Dataset section:
--------

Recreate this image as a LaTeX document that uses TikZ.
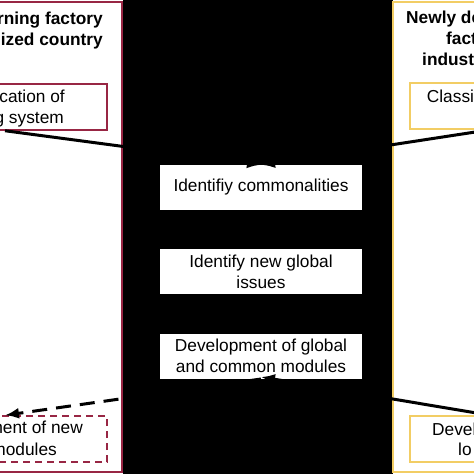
\documentclass[tikz,border=0pt]{standalone}
\usepackage{fontspec}
\setmainfont{Liberation Sans}
\usetikzlibrary{arrows.meta,positioning}
\definecolor{panelred}{RGB}{152,38,68}
\definecolor{panelgold}{RGB}{242,205,100}
\newcommand{\boxfont}{\fontsize{17.3}{21}\selectfont}
\tikzset{>={Latex[length=14pt,width=11pt]}}
\tikzset{stepbox/.style={fill=white, minimum width=202pt, minimum height=45pt, inner sep=0pt, align=center}}
\tikzset{redbox/.style={draw=panelred, line width=1.5pt, fill=white, minimum width=204pt, minimum height=46pt, inner sep=0pt}}
\tikzset{goldbox/.style={draw=panelgold, line width=1.5pt, fill=white, minimum width=160pt, minimum height=46pt, inner sep=0pt}}
\tikzset{lbl/.style={inner sep=0pt}}
\tikzset{flow/.style={line width=3pt, ->}}

\begin{document}
\begin{tikzpicture}[x=1pt,y=-1pt,font=\boxfont]
      \useasboundingbox (0,0) rectangle (474,474);
      \clip (0,0) rectangle (474,474);
      % black band and the two panels
      \fill[black] (123,0) rectangle (393,474);
      \draw[panelred, line width=2pt, fill=white] (-10,1.5) rectangle (122,472);
      \draw[panelgold, line width=2pt, fill=white] (393,1.5) rectangle (490,472);
      % titles
      \node[lbl, anchor=base east, font=\boxfont\bfseries] (ltitle1) at (103,24) {rning factory};
      \node[lbl, anchor=base east, font=\boxfont\bfseries] (ltitle2) at (103,45) {ized country};
      \node[lbl, anchor=base west, font=\boxfont\bfseries] (rtitle1) at (406,23) {Newly de};
      \node[lbl, anchor=base west, font=\boxfont\bfseries] (rtitle2) at (446,44.5) {fact};
      \node[lbl, anchor=base west, font=\boxfont\bfseries] (rtitle3) at (422,65.5) {indust};
      % boxes in the panels
      \node[redbox] (lclass) at (5,107) {};
      \node[redbox, dash pattern=on 7pt off 5pt] (ldev) at (5,439) {};
      \node[goldbox] (rclass) at (490,106) {};
      \node[goldbox] (rdev) at (490,439) {};
      \node[lbl, anchor=base east] (lclass1) at (65,102) {cation of};
      \node[lbl, anchor=base east] (lclass2) at (64,123) {g system};
      \node[lbl, anchor=base east] (ldev1) at (83,433) {ment of new};
      \node[lbl, anchor=base east] (ldev2) at (57,455) {modules};
      \node[lbl, anchor=base west] (rclass1) at (426.7,102) {Classi};
      \node[lbl, anchor=base west] (rdev1) at (432,435) {Devel};
      \node[lbl, anchor=base west] (rdev2) at (458,455) {lo};
      % steps in the middle
      \node[stepbox] (common) at (261,187.5) {Identifiy commonalities};
      \node[stepbox, below=39pt of common] (issues) {Identify new global\\issues};
      \node[stepbox, below=39pt of issues] (modules) {Development of global\\and common modules};
      % connectors
      \draw[flow] (lclass.south) -- (common.north);
      \draw[flow] (rclass.south) -- (common.north);
      \draw[flow] (rdev.north) -- ([yshift=2pt]modules.south);
      \draw[flow, dash pattern=on 15pt off 9pt] (modules.south) -- (ldev.north);
    \end{tikzpicture}
\end{document}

--------

The exercise:
Return the listing above in full and without alteration, excluding its pictures.

Response:
Recreate this image as a LaTeX document that uses TikZ.
\documentclass[tikz,border=0pt]{standalone}
\usepackage{fontspec}
\setmainfont{Liberation Sans}
\usetikzlibrary{arrows.meta,positioning}
\definecolor{panelred}{RGB}{152,38,68}
\definecolor{panelgold}{RGB}{242,205,100}
\newcommand{\boxfont}{\fontsize{17.3}{21}\selectfont}
\tikzset{>={Latex[length=14pt,width=11pt]}}
\tikzset{stepbox/.style={fill=white, minimum width=202pt, minimum height=45pt, inner sep=0pt, align=center}}
\tikzset{redbox/.style={draw=panelred, line width=1.5pt, fill=white, minimum width=204pt, minimum height=46pt, inner sep=0pt}}
\tikzset{goldbox/.style={draw=panelgold, line width=1.5pt, fill=white, minimum width=160pt, minimum height=46pt, inner sep=0pt}}
\tikzset{lbl/.style={inner sep=0pt}}
\tikzset{flow/.style={line width=3pt, ->}}

\begin{document}
\begin{tikzpicture}[x=1pt,y=-1pt,font=\boxfont]
      \useasboundingbox (0,0) rectangle (474,474);
      \clip (0,0) rectangle (474,474);
      % black band and the two panels
      \fill[black] (123,0) rectangle (393,474);
      \draw[panelred, line width=2pt, fill=white] (-10,1.5) rectangle (122,472);
      \draw[panelgold, line width=2pt, fill=white] (393,1.5) rectangle (490,472);
      % titles
      \node[lbl, anchor=base east, font=\boxfont\bfseries] (ltitle1) at (103,24) {rning factory};
      \node[lbl, anchor=base east, font=\boxfont\bfseries] (ltitle2) at (103,45) {ized country};
      \node[lbl, anchor=base west, font=\boxfont\bfseries] (rtitle1) at (406,23) {Newly de};
      \node[lbl, anchor=base west, font=\boxfont\bfseries] (rtitle2) at (446,44.5) {fact};
      \node[lbl, anchor=base west, font=\boxfont\bfseries] (rtitle3) at (422,65.5) {indust};
      % boxes in the panels
      \node[redbox] (lclass) at (5,107) {};
      \node[redbox, dash pattern=on 7pt off 5pt] (ldev) at (5,439) {};
      \node[goldbox] (rclass) at (490,106) {};
      \node[goldbox] (rdev) at (490,439) {};
      \node[lbl, anchor=base east] (lclass1) at (65,102) {cation of};
      \node[lbl, anchor=base east] (lclass2) at (64,123) {g system};
      \node[lbl, anchor=base east] (ldev1) at (83,433) {ment of new};
      \node[lbl, anchor=base east] (ldev2) at (57,455) {modules};
      \node[lbl, anchor=base west] (rclass1) at (426.7,102) {Classi};
      \node[lbl, anchor=base west] (rdev1) at (432,435) {Devel};
      \node[lbl, anchor=base west] (rdev2) at (458,455) {lo};
      % steps in the middle
      \node[stepbox] (common) at (261,187.5) {Identifiy commonalities};
      \node[stepbox, below=39pt of common] (issues) {Identify new global\\issues};
      \node[stepbox, below=39pt of issues] (modules) {Development of global\\and common modules};
      % connectors
      \draw[flow] (lclass.south) -- (common.north);
      \draw[flow] (rclass.south) -- (common.north);
      \draw[flow] (rdev.north) -- ([yshift=2pt]modules.south);
      \draw[flow, dash pattern=on 15pt off 9pt] (modules.south) -- (ldev.north);
    \end{tikzpicture}
\end{document}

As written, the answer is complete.